I really hope someone can point me to where I go wrong: Is it the image-mask preprocessing? Is it the code? Have I misunderstood the loss computation?

I would really appreciate any inputs.
Thanks in advance,

From the [https://pytorch.org/docs/stable/nn.html#torch.nn.CrossEntropyLoss](http://CE doc) I learned that I must input “raw, unnormalized scores for each class” (i.e. no softmax in advance).

The shape of the input is input = (N,C,d1​,d2​,…,dK​), where N = batch size, C is number of classes and d1 and d2 are the two dimensions because I work in grey scale, while the target is target = (N,d1,d2).

Also to my understanding I dont have to one-hot encode the target tensors, but I can give them straight away as 256x256 tensors with pixels with values either 0 or 1 denoting the classes.

My network outputs tensors of size: [1, 2, 256, 256]. This seems to be in order as my batch size should be 1, I have C = 2 classes and my input images have dimensions d1 = d2 = 256.

This is then given as input to the CrossEntropyLoss() with the target that has dimensions [1, 256, 256].

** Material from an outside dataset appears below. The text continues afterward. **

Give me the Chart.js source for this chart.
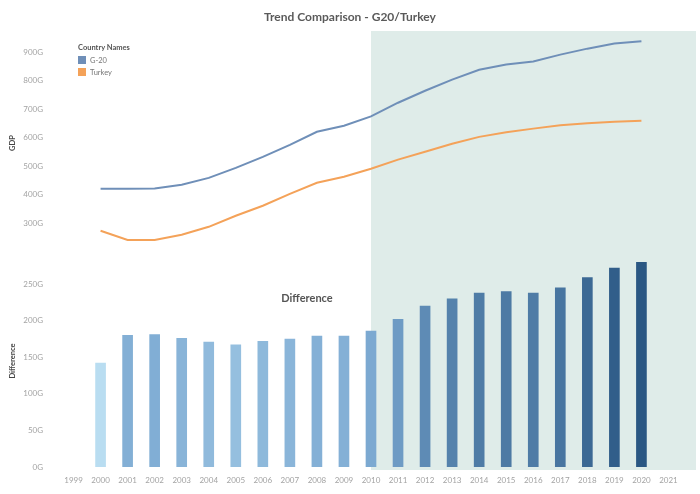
<!DOCTYPE html>
<html>
<head>
<meta charset="utf-8">
<script src="https://cdn.jsdelivr.net/npm/chart.js@4.4.0/dist/chart.umd.min.js"></script>
<style>
  body { margin: 0; background: #fff; }
  #wrap { position: relative; width: 700px; height: 494px; font-family: Lato, sans-serif; }
  #title { position: absolute; left: 0; width: 700px; top: 9px; text-align: center; font-size: 12px; font-weight: 700; color: #5a5a5a; }
  #legend { position: absolute; left: 78px; top: 43px; font-size: 7.5px; color: #777; }
  #legend .head { font-weight: 700; color: #555; margin-bottom: 2px; }
  #legend .item { display: flex; align-items: center; height: 12px; }
  #legend .sw { width: 8px; height: 8px; margin-right: 4px; }
</style>
</head>
<body>
<div id="wrap">
  <canvas id="chart" width="700" height="494"></canvas>
  <div id="title">Trend Comparison - G20/Turkey</div>
  <div id="legend">
    <div class="head">Country Names</div>
    <div class="item"><span class="sw" style="background:#6f8fb8"></span>G-20</div>
    <div class="item"><span class="sw" style="background:#f4a259"></span>Turkey</div>
  </div>
</div>
<script>
const years = ['1999', '2000', '2001', '2002', '2003', '2004', '2005', '2006', '2007', '2008', '2009', '2010',
  '2011', '2012', '2013', '2014', '2015', '2016', '2017', '2018', '2019', '2020', '2021'];
// GDP in billions (G)
const g20 = [null, 421, 421, 422, 435, 459, 494, 533, 575, 621, 642, 675,
  723, 765, 804, 839, 857, 868, 892, 913, 931, 939, null];
const turkey = [null, 273, 241, 241, 259, 287, 326, 361, 403, 442, 463, 491,
  523, 551, 579, 603, 619, 632, 644, 651, 656, 660, null];
const difference = [null, 142, 180, 181, 176, 171, 167, 172, 175, 179, 179, 186,
  202, 220, 230, 238, 240, 238, 245, 259, 272, 280, null];
const gdpTicks = [300, 400, 500, 600, 700, 800, 900];
const diffTicks = [0, 50, 100, 150, 200, 250];
const forecastStart = '2010';

// sequential blue, light -> dark by value
function hex(c) { return [1, 3, 5].map(i => parseInt(c.substr(i, 2), 16)); }
function mix(a, b, t) { return a.map((v, i) => Math.round(v + (b[i] - v) * t)); }
const stops = [[0, hex('#b9ddf1')], [0.3, hex('#7eabd3')], [1, hex('#2a5783')]];
function blue(v) {
  const vals = difference.filter(d => d != null);
  const t = (v - Math.min(...vals)) / (Math.max(...vals) - Math.min(...vals));
  let c;
  if (t <= stops[1][0]) c = mix(stops[0][1], stops[1][1], t / stops[1][0]);
  else c = mix(stops[1][1], stops[2][1], (t - stops[1][0]) / (1 - stops[1][0]));
  return 'rgb(' + c.join(',') + ')';
}

const bandPlugin = {
  id: 'band',
  beforeDatasetsDraw(chart) {
    const { ctx, chartArea, scales } = chart;
    const x0 = scales.x.getPixelForValue(years.indexOf(forecastStart));
    ctx.save();
    ctx.fillStyle = '#dfece9';
    ctx.fillRect(x0, chartArea.top, chart.width - 4 - x0, chartArea.bottom - chartArea.top + 3);
    ctx.restore();
  },
  afterDraw(chart) {
    const ctx = chart.ctx;
    ctx.save();
    ctx.font = 'bold 11px Lato';
    ctx.fillStyle = '#555';
    ctx.textAlign = 'center';
    ctx.textBaseline = 'middle';
    ctx.fillText('Difference', 307, 298);
    ctx.restore();
  }
};

function fixWidth(scale) { scale.width = 60; }

new Chart(document.getElementById('chart'), {
  type: 'bar',
  data: {
    labels: years,
    datasets: [
      {
        type: 'line', label: 'G-20', data: g20, yAxisID: 'y',
        borderColor: '#6f8fb8', borderWidth: 2, pointRadius: 0, tension: 0
      },
      {
        type: 'line', label: 'Turkey', data: turkey, yAxisID: 'y',
        borderColor: '#f4a259', borderWidth: 2, pointRadius: 0, tension: 0
      },
      {
        type: 'bar', label: 'Difference', data: difference, yAxisID: 'y2',
        backgroundColor: difference.map(v => v == null ? null : blue(v)),
        barThickness: 10
      }
    ]
  },
  options: {
    responsive: false,
    animation: false,
    layout: { padding: { top: 31, right: 18, bottom: 9, left: 0 } },
    plugins: {
      legend: { display: false },
      tooltip: { enabled: false }
    },
    scales: {
      x: {
        offset: true,
        afterFit(scale) { scale.height = 18; },
        grid: { display: false, drawTicks: false },
        border: { display: false },
        ticks: { color: '#a3a3a3', font: { family: 'Lato', size: 8 }, padding: 9, maxRotation: 0, autoSkip: false }
      },
      y2: {
        position: 'left', stack: 'v', stackWeight: 212,
        min: 0, max: 290,
        afterFit: fixWidth,
        afterBuildTicks(scale) { scale.ticks = diffTicks.map(v => ({ value: v })); },
        grid: { display: false, drawTicks: false },
        border: { display: false },
        title: { display: true, text: 'Difference', color: '#444', font: { family: 'Lato', size: 7.5, weight: 'bold' }, padding: { top: 8 } },
        ticks: { color: '#a3a3a3', font: { family: 'Lato', size: 8 }, padding: 17, callback: v => v + 'G' }
      },
      y: {
        position: 'left', stack: 'v', stackWeight: 224,
        min: 188, max: 975,
        afterFit: fixWidth,
        afterBuildTicks(scale) { scale.ticks = gdpTicks.map(v => ({ value: v })); },
        grid: { display: false, drawTicks: false },
        border: { display: false },
        title: { display: true, text: 'GDP', color: '#444', font: { family: 'Lato', size: 7.5, weight: 'bold' }, padding: { top: 8 } },
        ticks: { color: '#a3a3a3', font: { family: 'Lato', size: 8 }, padding: 17, callback: v => v + 'G' }
      }
    }
  },
  plugins: [bandPlugin]
});
</script>
</body>
</html>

I feel like I am approaching something, but the problem just changed from a steadily increasing loss to a loss equal to zero on each epoch.

Ideas to what I do wrong would still be really appreciated.


The shapes of your model output and target seem to be alright for nn.CrossentropyLoss.
Did you remove the sigmoid in your model, as nn.CrossEntropyLoss expects logits, not probabilities.

If the loss is a constant zero, could you visualize some target and prediction images?
Just call pred = torch.argmax(output, 1) to get the model prediction.

Yes, I removed the sigmoid and altered a few other things from the code originally posted (as for example the BCELoss() which is no longer used in favor of CrossEntropyLoss()).

I made the following visualization:


I am a little surprised to see that the model actually seems to be working :slight_smile:

In fact, the model has classified pixels that belong to the object class in the original image (which I unfortunately cannot show) but weren’t annotated as object in the labeled image.

I reckon that the zero loss I calculated from loss.item() is in fact a very small number, and maybe I should figure out a way to upscale it so it can be tracked

The dice loss (dice score) or IoU might also be a good metric for segmentation use cases.